### [Exercise]
Every record below should be written out exactly; pictures stay out.

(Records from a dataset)
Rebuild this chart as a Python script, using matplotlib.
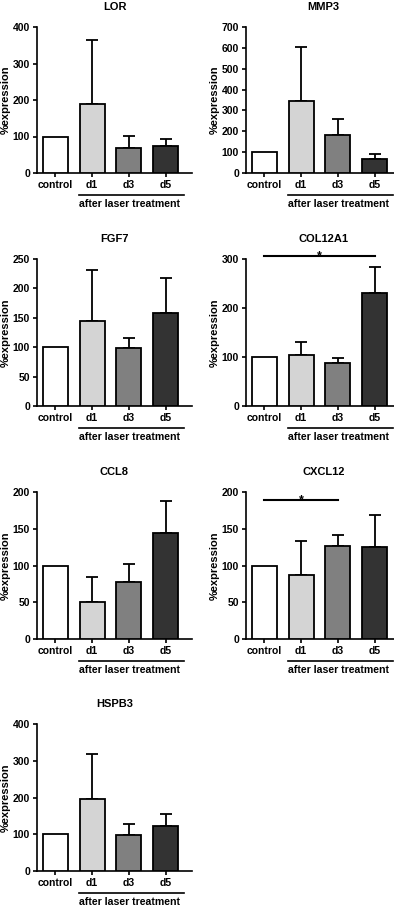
import numpy as np
import matplotlib
matplotlib.use('Agg')
import matplotlib.pyplot as plt

plt.rcParams['font.family'] = ['Liberation Sans', 'DejaVu Sans']
plt.rcParams['font.weight'] = 'bold'

groups = ['control', 'd1', 'd3', 'd5']
colors = ['white', '#d4d4d4', '#808080', '#333333']

genes = ['LOR', 'MMP3', 'FGF7', 'COL12A1', 'CCL8', 'CXCL12', 'HSPB3']
means = {
    'LOR':     [100, 189, 68, 74],
    'MMP3':    [100, 343, 183, 67],
    'FGF7':    [100, 145, 98, 158],
    'COL12A1': [100, 105, 88, 230],
    'CCL8':    [100, 50, 78, 144],
    'CXCL12':  [100, 87, 127, 125],
    'HSPB3':   [100, 195, 98, 122],
}
errs = {
    'LOR':     [0, 175, 34, 19],
    'MMP3':    [0, 261, 74, 22],
    'FGF7':    [0, 87, 17, 60],
    'COL12A1': [0, 25, 10, 54],
    'CCL8':    [0, 35, 24, 44],
    'CXCL12':  [0, 46, 14, 44],
    'HSPB3':   [0, 123, 29, 33],
}
ymax = {'LOR': 400, 'MMP3': 700, 'FGF7': 250, 'COL12A1': 300,
        'CCL8': 200, 'CXCL12': 200, 'HSPB3': 400}
ystep = {'LOR': 100, 'MMP3': 100, 'FGF7': 50, 'COL12A1': 100,
         'CCL8': 50, 'CXCL12': 50, 'HSPB3': 100}
# significance: gene -> (from group, to group, y level)
signif = {'COL12A1': (0, 3, 306), 'CXCL12': (0, 2, 189)}

W, H = 394, 906
fig = plt.figure(figsize=(W / 100, H / 100), dpi=100)

cols = [37, 246]
rows = [(27, 173), (259, 406), (492, 639), (724, 871)]
axw = 155

for i, g in enumerate(genes):
    r, c = divmod(i, 2)
    top, bot = rows[r]
    ax = fig.add_axes([cols[c] / W, (H - bot) / H, axw / W, (bot - top) / H])
    x = np.arange(len(groups))
    m = means[g]
    e = errs[g]
    ax.bar(x, m, width=0.68, color=colors, edgecolor='black', linewidth=1.3, zorder=3)
    ax.errorbar(x[1:], m[1:], yerr=[np.zeros(3), e[1:]], fmt='none', ecolor='black',
                elinewidth=1.3, capsize=4.5, capthick=1.3, zorder=2)
    ax.set_xlim(-0.5, 3.72)
    ax.set_ylim(0, ymax[g])
    ax.set_yticks(np.arange(0, ymax[g] + 1, ystep[g]))
    ax.set_xticks(x)
    ax.set_xticklabels(groups)
    for s in ['top', 'right']:
        ax.spines[s].set_visible(False)
    for s in ['left', 'bottom']:
        ax.spines[s].set_linewidth(1.2)
    ax.tick_params(axis='both', labelsize=7.5, width=1.2, length=3, pad=2)
    ax.set_title(g, fontsize=8, fontweight='bold', pad=12)
    ax.set_ylabel('%expression', fontsize=8, fontweight='bold')
    ax.yaxis.set_label_coords(-0.17, 0.5)

    # bracket under treated groups
    tr = ax.get_xaxis_transform()
    ax.plot([0.65, 3.5], [-0.15, -0.15], color='black', linewidth=1.2,
            transform=tr, clip_on=False)
    ax.text(2.03, -0.212, 'after laser treatment', transform=tr, ha='center',
            va='center', fontsize=7.6, fontweight='bold')

    if g in signif:
        a, b, yl = signif[g]
        ax.plot([a, b], [yl, yl], color='black', linewidth=1.5, clip_on=False)
        ax.annotate('*', xy=((a + b) / 2, yl), xytext=(0, -2.5), textcoords='offset points',
                    ha='center', va='baseline', fontsize=9, fontweight='bold',
                    annotation_clip=False)

fig.savefig('out.png', dpi=100)
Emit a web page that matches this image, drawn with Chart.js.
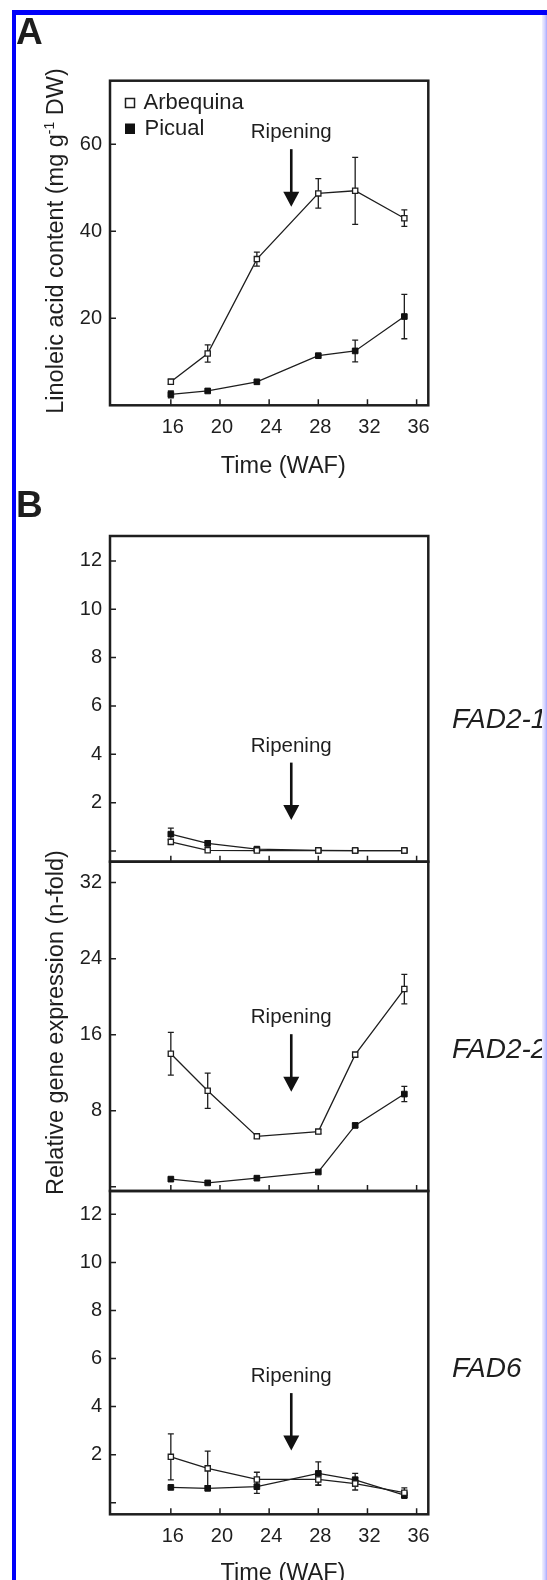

### [Written response]
Rebuild this chart as a Python script, using matplotlib.
import numpy as np
import matplotlib
matplotlib.use('Agg')
import matplotlib.pyplot as plt

plt.rcParams['font.family'] = ['Liberation Sans', 'DejaVu Sans']
plt.rcParams['font.weight'] = 'bold'

groups = ['control', 'd1', 'd3', 'd5']
colors = ['white', '#d4d4d4', '#808080', '#333333']

genes = ['LOR', 'MMP3', 'FGF7', 'COL12A1', 'CCL8', 'CXCL12', 'HSPB3']
means = {
    'LOR':     [100, 189, 68, 74],
    'MMP3':    [100, 343, 183, 67],
    'FGF7':    [100, 145, 98, 158],
    'COL12A1': [100, 105, 88, 230],
    'CCL8':    [100, 50, 78, 144],
    'CXCL12':  [100, 87, 127, 125],
    'HSPB3':   [100, 195, 98, 122],
}
errs = {
    'LOR':     [0, 175, 34, 19],
    'MMP3':    [0, 261, 74, 22],
    'FGF7':    [0, 87, 17, 60],
    'COL12A1': [0, 25, 10, 54],
    'CCL8':    [0, 35, 24, 44],
    'CXCL12':  [0, 46, 14, 44],
    'HSPB3':   [0, 123, 29, 33],
}
ymax = {'LOR': 400, 'MMP3': 700, 'FGF7': 250, 'COL12A1': 300,
        'CCL8': 200, 'CXCL12': 200, 'HSPB3': 400}
ystep = {'LOR': 100, 'MMP3': 100, 'FGF7': 50, 'COL12A1': 100,
         'CCL8': 50, 'CXCL12': 50, 'HSPB3': 100}
# significance: gene -> (from group, to group, y level)
signif = {'COL12A1': (0, 3, 306), 'CXCL12': (0, 2, 189)}

W, H = 394, 906
fig = plt.figure(figsize=(W / 100, H / 100), dpi=100)

cols = [37, 246]
rows = [(27, 173), (259, 406), (492, 639), (724, 871)]
axw = 155

for i, g in enumerate(genes):
    r, c = divmod(i, 2)
    top, bot = rows[r]
    ax = fig.add_axes([cols[c] / W, (H - bot) / H, axw / W, (bot - top) / H])
    x = np.arange(len(groups))
    m = means[g]
    e = errs[g]
    ax.bar(x, m, width=0.68, color=colors, edgecolor='black', linewidth=1.3, zorder=3)
    ax.errorbar(x[1:], m[1:], yerr=[np.zeros(3), e[1:]], fmt='none', ecolor='black',
                elinewidth=1.3, capsize=4.5, capthick=1.3, zorder=2)
    ax.set_xlim(-0.5, 3.72)
    ax.set_ylim(0, ymax[g])
    ax.set_yticks(np.arange(0, ymax[g] + 1, ystep[g]))
    ax.set_xticks(x)
    ax.set_xticklabels(groups)
    for s in ['top', 'right']:
        ax.spines[s].set_visible(False)
    for s in ['left', 'bottom']:
        ax.spines[s].set_linewidth(1.2)
    ax.tick_params(axis='both', labelsize=7.5, width=1.2, length=3, pad=2)
    ax.set_title(g, fontsize=8, fontweight='bold', pad=12)
    ax.set_ylabel('%expression', fontsize=8, fontweight='bold')
    ax.yaxis.set_label_coords(-0.17, 0.5)

    # bracket under treated groups
    tr = ax.get_xaxis_transform()
    ax.plot([0.65, 3.5], [-0.15, -0.15], color='black', linewidth=1.2,
            transform=tr, clip_on=False)
    ax.text(2.03, -0.212, 'after laser treatment', transform=tr, ha='center',
            va='center', fontsize=7.6, fontweight='bold')

    if g in signif:
        a, b, yl = signif[g]
        ax.plot([a, b], [yl, yl], color='black', linewidth=1.5, clip_on=False)
        ax.annotate('*', xy=((a + b) / 2, yl), xytext=(0, -2.5), textcoords='offset points',
                    ha='center', va='baseline', fontsize=9, fontweight='bold',
                    annotation_clip=False)

fig.savefig('out.png', dpi=100)
Emit a web page that matches this image, drawn with Chart.js.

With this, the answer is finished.